Data >>

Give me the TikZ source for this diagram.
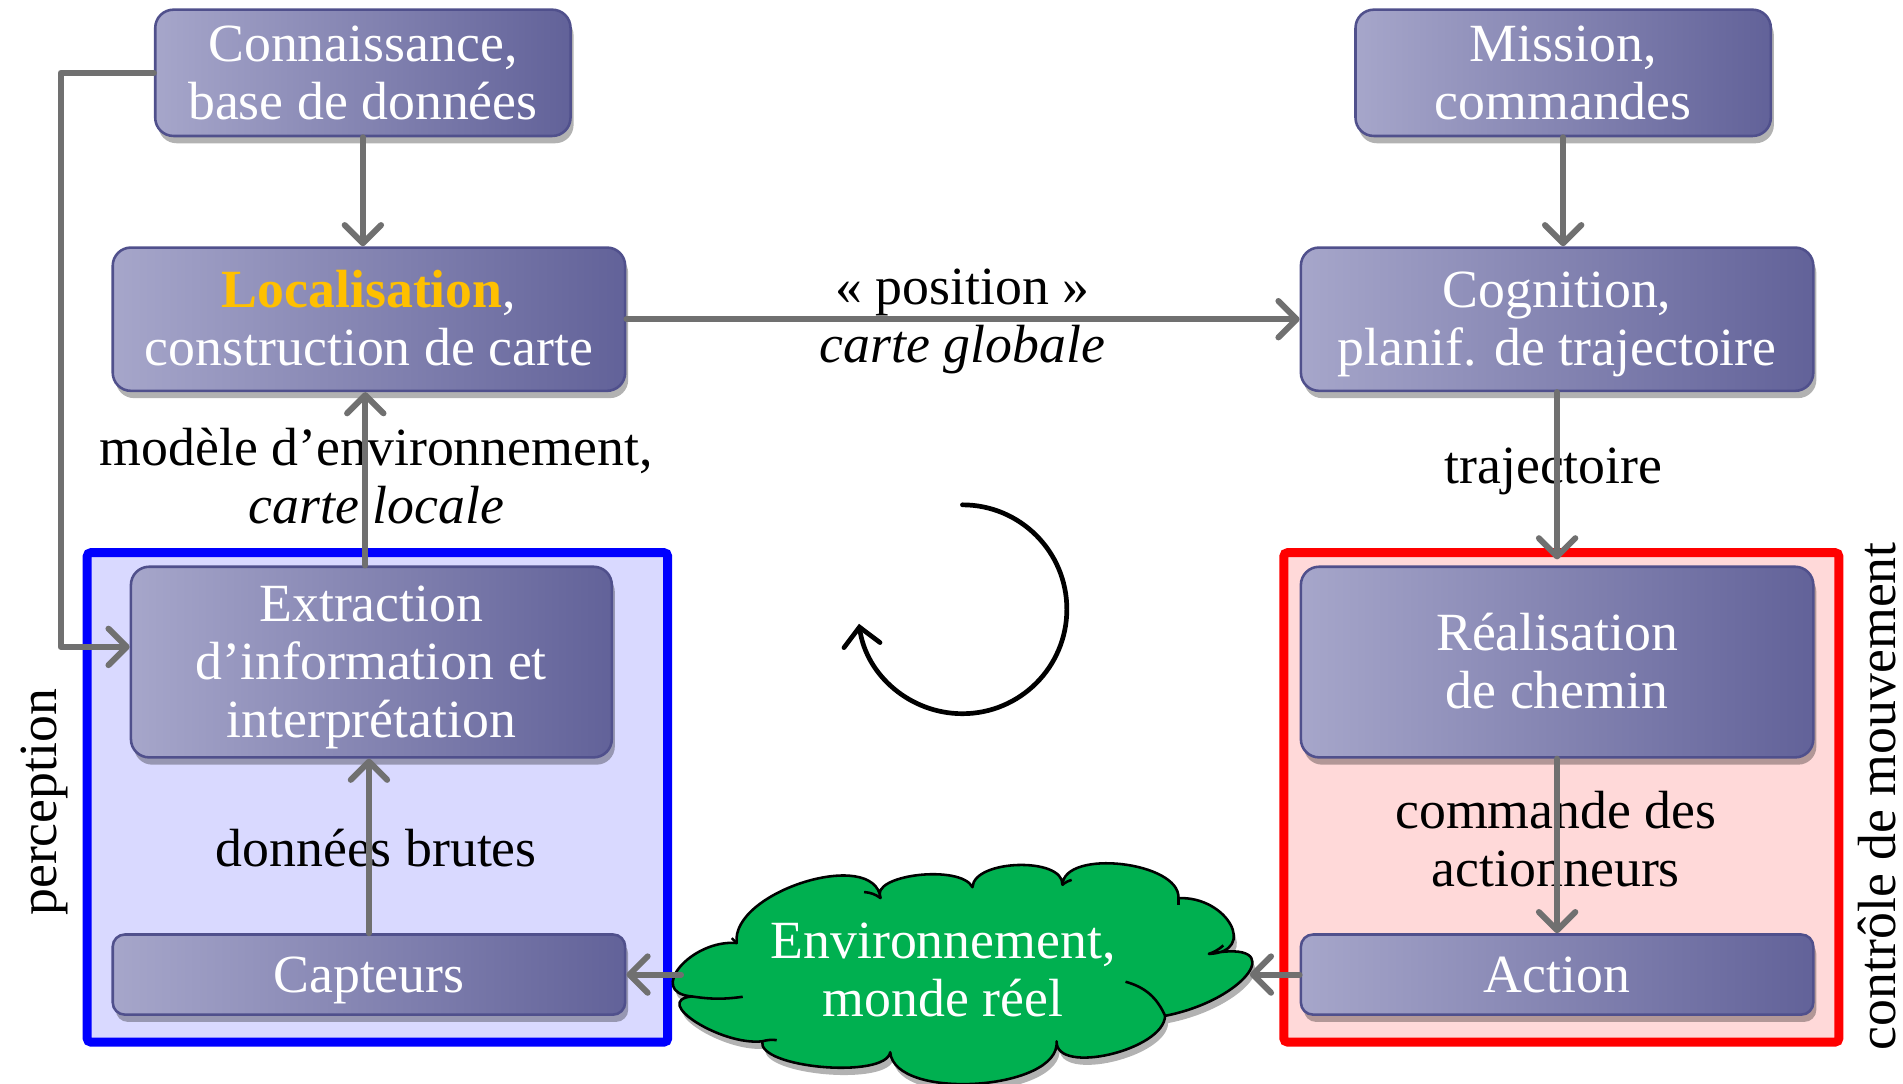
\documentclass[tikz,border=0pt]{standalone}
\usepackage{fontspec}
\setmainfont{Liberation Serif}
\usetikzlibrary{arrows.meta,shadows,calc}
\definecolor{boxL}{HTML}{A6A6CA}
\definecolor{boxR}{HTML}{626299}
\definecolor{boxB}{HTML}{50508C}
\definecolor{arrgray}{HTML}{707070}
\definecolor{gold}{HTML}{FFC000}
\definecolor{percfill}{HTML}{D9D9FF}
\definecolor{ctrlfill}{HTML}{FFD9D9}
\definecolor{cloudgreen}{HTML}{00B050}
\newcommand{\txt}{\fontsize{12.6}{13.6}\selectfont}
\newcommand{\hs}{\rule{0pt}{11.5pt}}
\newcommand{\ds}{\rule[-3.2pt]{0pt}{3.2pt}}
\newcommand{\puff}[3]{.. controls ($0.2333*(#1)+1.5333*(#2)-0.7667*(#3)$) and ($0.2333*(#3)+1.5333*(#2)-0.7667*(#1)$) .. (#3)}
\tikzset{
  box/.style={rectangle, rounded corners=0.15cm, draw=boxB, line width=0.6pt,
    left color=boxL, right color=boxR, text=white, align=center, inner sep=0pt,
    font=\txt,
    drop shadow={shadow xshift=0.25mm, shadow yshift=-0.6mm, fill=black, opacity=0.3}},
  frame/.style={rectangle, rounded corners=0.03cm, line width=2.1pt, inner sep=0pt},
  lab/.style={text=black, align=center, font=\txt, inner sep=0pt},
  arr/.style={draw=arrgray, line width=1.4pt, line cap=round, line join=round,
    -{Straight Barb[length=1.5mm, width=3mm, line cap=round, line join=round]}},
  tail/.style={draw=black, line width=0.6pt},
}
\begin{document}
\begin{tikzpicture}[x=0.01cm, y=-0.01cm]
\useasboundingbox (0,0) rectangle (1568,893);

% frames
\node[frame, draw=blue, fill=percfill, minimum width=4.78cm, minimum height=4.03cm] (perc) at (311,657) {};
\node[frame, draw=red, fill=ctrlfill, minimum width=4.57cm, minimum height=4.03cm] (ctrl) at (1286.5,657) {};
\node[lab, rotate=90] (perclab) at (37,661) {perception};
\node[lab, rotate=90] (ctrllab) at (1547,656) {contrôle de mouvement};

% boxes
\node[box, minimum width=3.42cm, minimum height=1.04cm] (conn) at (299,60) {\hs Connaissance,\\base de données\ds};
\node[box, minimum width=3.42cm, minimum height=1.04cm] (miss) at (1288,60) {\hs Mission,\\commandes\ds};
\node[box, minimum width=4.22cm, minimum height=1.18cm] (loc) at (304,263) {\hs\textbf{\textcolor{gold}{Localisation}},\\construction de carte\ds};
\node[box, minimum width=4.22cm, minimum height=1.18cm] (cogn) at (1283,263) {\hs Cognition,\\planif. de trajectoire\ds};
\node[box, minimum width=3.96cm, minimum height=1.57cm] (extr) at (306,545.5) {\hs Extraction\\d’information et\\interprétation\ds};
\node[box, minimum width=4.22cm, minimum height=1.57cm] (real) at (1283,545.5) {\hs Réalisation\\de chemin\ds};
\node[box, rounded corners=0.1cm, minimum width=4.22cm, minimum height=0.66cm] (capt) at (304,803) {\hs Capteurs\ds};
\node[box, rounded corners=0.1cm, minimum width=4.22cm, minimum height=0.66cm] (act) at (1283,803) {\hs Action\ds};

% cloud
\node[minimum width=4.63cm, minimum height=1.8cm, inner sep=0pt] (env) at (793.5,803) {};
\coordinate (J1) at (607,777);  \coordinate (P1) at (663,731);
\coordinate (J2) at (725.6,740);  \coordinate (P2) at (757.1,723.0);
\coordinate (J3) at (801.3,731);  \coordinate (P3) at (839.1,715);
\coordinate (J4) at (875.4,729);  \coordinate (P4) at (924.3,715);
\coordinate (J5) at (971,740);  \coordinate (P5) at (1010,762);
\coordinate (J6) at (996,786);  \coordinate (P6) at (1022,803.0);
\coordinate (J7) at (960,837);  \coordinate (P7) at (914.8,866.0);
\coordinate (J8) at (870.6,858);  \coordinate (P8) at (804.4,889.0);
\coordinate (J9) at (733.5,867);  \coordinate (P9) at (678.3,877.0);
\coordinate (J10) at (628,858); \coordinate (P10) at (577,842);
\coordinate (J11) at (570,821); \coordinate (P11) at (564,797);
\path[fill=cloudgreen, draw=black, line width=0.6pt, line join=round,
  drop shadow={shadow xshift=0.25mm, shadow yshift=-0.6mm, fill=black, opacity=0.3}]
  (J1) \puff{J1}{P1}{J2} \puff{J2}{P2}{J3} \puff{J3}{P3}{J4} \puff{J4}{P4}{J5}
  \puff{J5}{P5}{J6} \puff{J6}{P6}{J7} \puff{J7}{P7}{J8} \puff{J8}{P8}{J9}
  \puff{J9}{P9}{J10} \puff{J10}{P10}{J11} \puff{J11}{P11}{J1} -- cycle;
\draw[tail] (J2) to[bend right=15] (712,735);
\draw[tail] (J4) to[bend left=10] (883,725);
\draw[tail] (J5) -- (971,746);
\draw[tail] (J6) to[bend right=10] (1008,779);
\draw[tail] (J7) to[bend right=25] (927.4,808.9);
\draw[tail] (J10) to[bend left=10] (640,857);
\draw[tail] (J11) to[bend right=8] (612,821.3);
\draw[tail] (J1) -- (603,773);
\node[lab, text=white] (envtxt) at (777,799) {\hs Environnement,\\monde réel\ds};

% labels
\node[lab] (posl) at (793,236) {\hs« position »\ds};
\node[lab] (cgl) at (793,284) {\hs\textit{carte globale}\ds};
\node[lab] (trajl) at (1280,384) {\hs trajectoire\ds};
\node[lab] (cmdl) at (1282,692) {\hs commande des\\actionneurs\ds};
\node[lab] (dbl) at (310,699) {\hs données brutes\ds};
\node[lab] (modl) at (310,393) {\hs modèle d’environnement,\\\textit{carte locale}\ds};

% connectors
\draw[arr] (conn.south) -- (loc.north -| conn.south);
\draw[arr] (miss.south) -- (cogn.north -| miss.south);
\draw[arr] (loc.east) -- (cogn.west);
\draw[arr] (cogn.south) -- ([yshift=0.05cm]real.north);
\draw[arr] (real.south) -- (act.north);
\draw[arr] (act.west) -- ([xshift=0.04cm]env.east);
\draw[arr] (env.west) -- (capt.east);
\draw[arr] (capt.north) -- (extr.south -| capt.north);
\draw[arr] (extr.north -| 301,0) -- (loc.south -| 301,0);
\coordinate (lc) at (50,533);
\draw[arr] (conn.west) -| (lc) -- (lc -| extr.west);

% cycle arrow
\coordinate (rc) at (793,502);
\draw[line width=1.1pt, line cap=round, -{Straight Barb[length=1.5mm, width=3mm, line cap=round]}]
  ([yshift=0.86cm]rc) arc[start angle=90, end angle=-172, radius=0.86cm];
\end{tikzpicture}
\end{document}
==
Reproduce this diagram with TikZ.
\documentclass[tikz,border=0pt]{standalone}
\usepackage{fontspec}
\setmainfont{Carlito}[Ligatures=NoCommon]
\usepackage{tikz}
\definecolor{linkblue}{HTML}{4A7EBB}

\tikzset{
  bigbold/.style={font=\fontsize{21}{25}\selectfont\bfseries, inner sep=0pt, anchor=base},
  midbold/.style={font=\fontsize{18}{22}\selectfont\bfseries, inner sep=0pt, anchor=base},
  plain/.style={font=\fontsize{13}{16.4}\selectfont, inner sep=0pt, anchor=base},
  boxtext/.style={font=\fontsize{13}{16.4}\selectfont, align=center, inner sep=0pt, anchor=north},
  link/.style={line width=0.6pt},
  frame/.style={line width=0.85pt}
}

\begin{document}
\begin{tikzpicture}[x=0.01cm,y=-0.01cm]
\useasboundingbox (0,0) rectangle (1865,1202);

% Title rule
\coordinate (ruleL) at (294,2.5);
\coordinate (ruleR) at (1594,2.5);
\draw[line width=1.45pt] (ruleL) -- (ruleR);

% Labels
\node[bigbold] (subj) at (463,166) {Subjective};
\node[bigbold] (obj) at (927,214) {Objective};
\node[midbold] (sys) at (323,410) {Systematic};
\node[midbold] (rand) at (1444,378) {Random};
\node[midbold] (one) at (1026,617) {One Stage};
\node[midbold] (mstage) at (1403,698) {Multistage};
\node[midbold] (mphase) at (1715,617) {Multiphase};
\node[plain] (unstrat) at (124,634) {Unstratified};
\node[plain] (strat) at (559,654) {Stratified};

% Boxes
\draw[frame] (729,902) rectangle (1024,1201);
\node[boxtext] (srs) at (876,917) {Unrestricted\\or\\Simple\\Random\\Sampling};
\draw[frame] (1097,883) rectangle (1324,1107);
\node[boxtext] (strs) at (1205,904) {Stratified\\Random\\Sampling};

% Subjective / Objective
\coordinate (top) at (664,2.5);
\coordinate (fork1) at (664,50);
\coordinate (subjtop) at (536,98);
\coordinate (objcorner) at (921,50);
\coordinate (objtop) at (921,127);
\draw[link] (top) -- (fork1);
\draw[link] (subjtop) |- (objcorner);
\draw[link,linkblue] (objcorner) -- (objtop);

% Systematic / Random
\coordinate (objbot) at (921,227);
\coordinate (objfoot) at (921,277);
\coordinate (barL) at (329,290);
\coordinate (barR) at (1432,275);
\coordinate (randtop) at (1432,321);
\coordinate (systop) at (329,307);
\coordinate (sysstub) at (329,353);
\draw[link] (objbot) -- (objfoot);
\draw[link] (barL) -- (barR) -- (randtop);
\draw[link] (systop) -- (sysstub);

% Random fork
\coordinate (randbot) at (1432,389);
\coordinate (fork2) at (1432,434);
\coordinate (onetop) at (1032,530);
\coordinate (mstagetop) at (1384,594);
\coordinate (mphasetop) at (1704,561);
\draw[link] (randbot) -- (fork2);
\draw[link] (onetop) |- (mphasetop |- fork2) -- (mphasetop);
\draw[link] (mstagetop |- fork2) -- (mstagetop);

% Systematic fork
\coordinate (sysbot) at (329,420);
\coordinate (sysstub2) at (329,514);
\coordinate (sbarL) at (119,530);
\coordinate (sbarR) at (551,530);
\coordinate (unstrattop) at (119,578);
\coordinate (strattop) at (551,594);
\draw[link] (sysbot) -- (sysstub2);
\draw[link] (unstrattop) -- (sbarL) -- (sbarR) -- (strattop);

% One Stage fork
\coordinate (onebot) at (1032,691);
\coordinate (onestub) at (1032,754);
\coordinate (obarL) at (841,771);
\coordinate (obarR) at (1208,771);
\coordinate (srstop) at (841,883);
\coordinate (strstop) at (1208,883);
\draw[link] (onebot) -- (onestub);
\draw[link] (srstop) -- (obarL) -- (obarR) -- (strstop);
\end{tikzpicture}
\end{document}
* * *
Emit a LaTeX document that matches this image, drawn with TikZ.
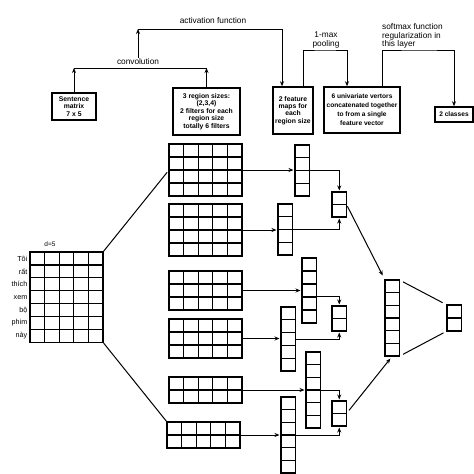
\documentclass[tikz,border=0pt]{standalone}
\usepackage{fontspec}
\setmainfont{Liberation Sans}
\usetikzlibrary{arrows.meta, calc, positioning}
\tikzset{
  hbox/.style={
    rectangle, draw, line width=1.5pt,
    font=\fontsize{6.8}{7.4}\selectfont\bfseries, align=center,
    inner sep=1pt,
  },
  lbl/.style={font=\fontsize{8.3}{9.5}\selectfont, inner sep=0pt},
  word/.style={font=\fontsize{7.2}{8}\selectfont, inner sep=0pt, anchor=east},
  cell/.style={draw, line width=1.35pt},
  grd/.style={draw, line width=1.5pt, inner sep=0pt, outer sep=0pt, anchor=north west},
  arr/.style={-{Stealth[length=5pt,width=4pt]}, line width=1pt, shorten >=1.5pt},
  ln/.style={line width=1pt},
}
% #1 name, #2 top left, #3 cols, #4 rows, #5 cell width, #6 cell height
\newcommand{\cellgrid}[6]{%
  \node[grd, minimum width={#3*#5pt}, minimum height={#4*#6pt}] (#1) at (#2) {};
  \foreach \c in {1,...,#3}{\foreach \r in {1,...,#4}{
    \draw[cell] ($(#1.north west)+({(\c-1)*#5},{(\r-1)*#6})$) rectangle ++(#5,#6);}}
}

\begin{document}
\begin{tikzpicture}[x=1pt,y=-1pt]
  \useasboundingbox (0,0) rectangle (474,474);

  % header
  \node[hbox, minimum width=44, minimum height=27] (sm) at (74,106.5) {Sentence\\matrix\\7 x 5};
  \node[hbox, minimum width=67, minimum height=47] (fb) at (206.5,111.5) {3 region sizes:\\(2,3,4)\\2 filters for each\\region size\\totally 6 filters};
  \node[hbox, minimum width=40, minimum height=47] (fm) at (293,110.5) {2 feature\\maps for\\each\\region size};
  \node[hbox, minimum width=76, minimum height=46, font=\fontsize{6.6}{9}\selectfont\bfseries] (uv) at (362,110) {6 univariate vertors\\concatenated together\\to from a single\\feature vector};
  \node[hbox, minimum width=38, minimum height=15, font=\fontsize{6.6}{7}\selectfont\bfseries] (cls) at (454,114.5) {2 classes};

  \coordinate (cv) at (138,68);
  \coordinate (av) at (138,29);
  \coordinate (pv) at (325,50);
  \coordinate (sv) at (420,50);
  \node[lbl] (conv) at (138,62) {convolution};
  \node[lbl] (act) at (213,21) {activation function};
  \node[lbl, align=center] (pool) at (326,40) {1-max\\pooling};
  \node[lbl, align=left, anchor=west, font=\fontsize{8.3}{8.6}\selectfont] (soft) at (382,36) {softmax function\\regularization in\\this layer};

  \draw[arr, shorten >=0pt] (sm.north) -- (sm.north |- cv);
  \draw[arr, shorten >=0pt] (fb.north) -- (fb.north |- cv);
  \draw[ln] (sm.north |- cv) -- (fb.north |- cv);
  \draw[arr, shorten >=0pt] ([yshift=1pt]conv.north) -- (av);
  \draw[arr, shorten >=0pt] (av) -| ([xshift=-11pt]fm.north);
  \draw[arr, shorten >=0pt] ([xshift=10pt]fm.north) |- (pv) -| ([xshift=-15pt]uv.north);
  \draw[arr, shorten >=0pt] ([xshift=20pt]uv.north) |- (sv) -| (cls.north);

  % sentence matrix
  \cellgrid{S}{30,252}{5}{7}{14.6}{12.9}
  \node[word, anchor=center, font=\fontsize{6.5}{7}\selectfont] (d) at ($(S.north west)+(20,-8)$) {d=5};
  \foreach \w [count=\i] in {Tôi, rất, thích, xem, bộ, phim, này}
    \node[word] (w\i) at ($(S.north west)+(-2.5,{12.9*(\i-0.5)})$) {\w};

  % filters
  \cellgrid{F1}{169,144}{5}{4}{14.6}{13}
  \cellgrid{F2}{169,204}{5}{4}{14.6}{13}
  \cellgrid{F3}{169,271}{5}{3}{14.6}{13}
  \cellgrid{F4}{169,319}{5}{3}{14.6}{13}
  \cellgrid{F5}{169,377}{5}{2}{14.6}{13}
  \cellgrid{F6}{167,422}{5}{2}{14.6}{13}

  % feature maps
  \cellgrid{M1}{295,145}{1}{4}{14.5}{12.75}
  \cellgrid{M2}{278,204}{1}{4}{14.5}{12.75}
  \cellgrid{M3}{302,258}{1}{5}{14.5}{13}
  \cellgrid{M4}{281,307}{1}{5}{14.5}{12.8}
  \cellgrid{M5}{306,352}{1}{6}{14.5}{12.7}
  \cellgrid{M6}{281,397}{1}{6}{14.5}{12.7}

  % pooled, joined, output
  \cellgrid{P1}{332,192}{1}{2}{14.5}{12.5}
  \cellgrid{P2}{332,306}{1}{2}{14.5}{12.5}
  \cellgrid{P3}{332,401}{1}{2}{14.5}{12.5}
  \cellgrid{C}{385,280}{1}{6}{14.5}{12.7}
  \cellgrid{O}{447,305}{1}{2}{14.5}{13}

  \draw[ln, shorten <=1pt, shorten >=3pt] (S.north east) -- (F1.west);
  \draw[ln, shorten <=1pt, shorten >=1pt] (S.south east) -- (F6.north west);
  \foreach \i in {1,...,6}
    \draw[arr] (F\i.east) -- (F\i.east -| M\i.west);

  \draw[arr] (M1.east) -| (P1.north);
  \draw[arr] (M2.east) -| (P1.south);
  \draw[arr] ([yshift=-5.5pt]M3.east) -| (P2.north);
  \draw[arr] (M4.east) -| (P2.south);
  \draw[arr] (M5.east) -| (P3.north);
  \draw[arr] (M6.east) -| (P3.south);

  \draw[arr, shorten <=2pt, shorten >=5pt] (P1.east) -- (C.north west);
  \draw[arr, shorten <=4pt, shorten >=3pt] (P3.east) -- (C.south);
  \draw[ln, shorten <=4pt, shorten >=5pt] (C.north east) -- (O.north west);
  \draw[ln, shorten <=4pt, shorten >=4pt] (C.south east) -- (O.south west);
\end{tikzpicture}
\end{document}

Task statement >> Filter the records above for "this" and copy every matching line.

Output >>
Give me the TikZ source for this diagram.
Reproduce this diagram with TikZ.
Emit a LaTeX document that matches this image, drawn with TikZ.
  \node[lbl, align=left, anchor=west, font=\fontsize{8.3}{8.6}\selectfont] (soft) at (382,36) {softmax function\\regularization in\\this layer};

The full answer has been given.